Workers at the Toronto offices of financial company Nomura Holdings Inc. may be a little uneasy today as news broke about the company looking to potentially slash 20 per cent of its North American workforce.
According to Bloomberg
, people with knowledge about the situation believe that the company is on the verge of shrinking its operations following a trading slump.
While decisions are not yet final, one senior manager reportedly told Bloomberg
that reductions could even extend to 30 per cent of staff in the region as Japan’s largest brokerage declined to comment on the situation.
If the company does choose to reduce its workforce it would be a notable reversal from its plans outlined in December when chief executive officer Koji Nagai stated that the firm planned to increase its staff in North America despite some financial losses.

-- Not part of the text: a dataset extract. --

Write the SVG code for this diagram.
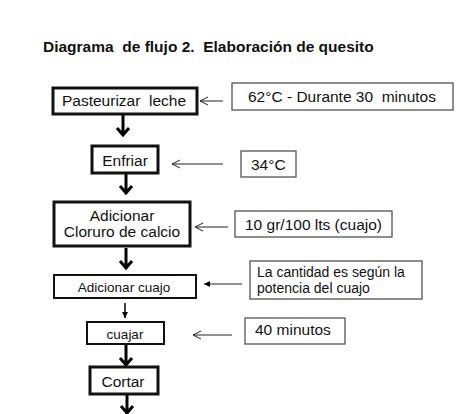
<svg xmlns="http://www.w3.org/2000/svg" width="474" height="414" viewBox="0 0 474 414" xml:space="preserve">
<defs>
<marker id="thin" markerUnits="userSpaceOnUse" markerWidth="10" markerHeight="10" refX="0" refY="0" orient="auto" viewBox="-10 -5 10 10" overflow="visible">
<path d="M-8,-4 L0,0 L-8,4" fill="none" stroke="#222" stroke-width="1"/>
</marker>
<marker id="tri" markerUnits="userSpaceOnUse" markerWidth="8" markerHeight="8" refX="0" refY="0" orient="auto" viewBox="-8 -4 8 8" overflow="visible">
<path d="M-6,-3 L0,0 L-6,3 Z" fill="#000"/>
</marker>
</defs>
<style>
text{font-family:"Liberation Sans",Arial,sans-serif;fill:#111;white-space:pre}
.t{font-size:15.5px;font-weight:bold}
.n{font-size:15.5px;text-anchor:middle}
.s{font-size:13.5px;text-anchor:middle}
.c{font-size:15.5px}
.cs{font-size:14px}
.thick{fill:#fff;stroke:#111;stroke-width:3}
.med{fill:#fff;stroke:#111;stroke-width:2}
.note{fill:#fff;stroke:#444;stroke-width:1.2}
.down{stroke:#000;stroke-width:3;fill:none}
.side{stroke:#222;stroke-width:1;fill:none}
</style>
<rect width="474" height="414" fill="#fff"/>
<text class="t" x="43" y="52">Diagrama  de flujo 2.  Elaboración de quesito</text>
<g id="connectors">
<path class="side" d="M223,101 H200" marker-end="url(#thin)"/>
<path class="side" d="M223,164 H172" marker-end="url(#thin)"/>
<path class="side" d="M228,227 H195" marker-end="url(#thin)"/>
<path class="side" d="M242,284 H204" marker-end="url(#tri)"/>
<path class="side" d="M232,335 H193" marker-end="url(#thin)"/>
<g class="down">
<path d="M123,115 V136 M117,128 L123,135 L129,128"/>
<path d="M126,173 V194 M120,186 L126,193 L132,186"/>
<path d="M126,248 V269 M120,261 L126,268 L132,261"/>
<path d="M126,345 V366 M120,358 L126,365 L132,358"/>
<path d="M127,395 V414 M121,406 L127,413 L133,406"/>
</g>
<path d="M125,303 V318" stroke="#000" stroke-width="1.5" marker-end="url(#tri)"/>
</g>
<g id="n1"><rect class="thick" x="53" y="88" width="144" height="26"/><text class="n" x="124" y="106">Pasteurizar  leche</text></g>
<g id="n1note"><rect class="note" x="232" y="83" width="221" height="27"/><text class="c" x="248" y="102">62°C - Durante 30  minutos</text></g>
<g id="n2"><rect class="thick" x="92" y="146" width="66" height="27"/><text class="n" x="125" y="166">Enfriar</text></g>
<g id="n2note"><rect class="note" x="241" y="151" width="55" height="26"/><text class="c" x="251" y="170">34°C</text></g>
<g id="n3"><rect class="thick" x="54" y="202" width="136" height="44"/><text class="n" x="122" y="221">Adicionar</text><text class="n" x="122" y="237">Cloruro de calcio</text></g>
<g id="n3note"><rect class="note" x="235" y="211" width="157" height="26"/><text class="c" x="245" y="230">10 gr/100 lts (cuajo)</text></g>
<g id="n4"><rect class="med" x="54" y="275" width="142" height="23"/><text class="s" x="124" y="292">Adicionar cuajo</text></g>
<g id="n4note"><rect class="note" x="250" y="261" width="172" height="38"/><text class="cs" x="257" y="277">La cantidad es según la</text><text class="cs" x="257" y="293">potencia del cuajo</text></g>
<g id="n5"><rect class="med" x="87" y="322" width="77" height="22"/><text class="s" x="125" y="339">cuajar</text></g>
<g id="n5note"><rect class="note" x="245" y="318" width="100" height="26"/><text class="c" x="255" y="335">40 minutos</text></g>
<g id="n6"><rect class="thick" x="90" y="367" width="68" height="27"/><text class="n" x="123" y="387">Cortar</text></g>
</svg>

However, a slump in commodity prices, coupled with low interest rates and market swings, seem to have hit the company further. Meanwhile, several rival companies have made job cuts of their own, including Goldman Sachs, Credit Suisse and Bank of America.
Nomura has posted six successive pre-tax losses in the Americas. In fact the company hasn’t made a profit outside its native Japan since the financial year ending March, 2010. The company has also undertaken a host of expansions and pullbacks outside Japan in recent years – buying Lehman Brothers’ Asian and European operations in 2008 only to then pare back operations later.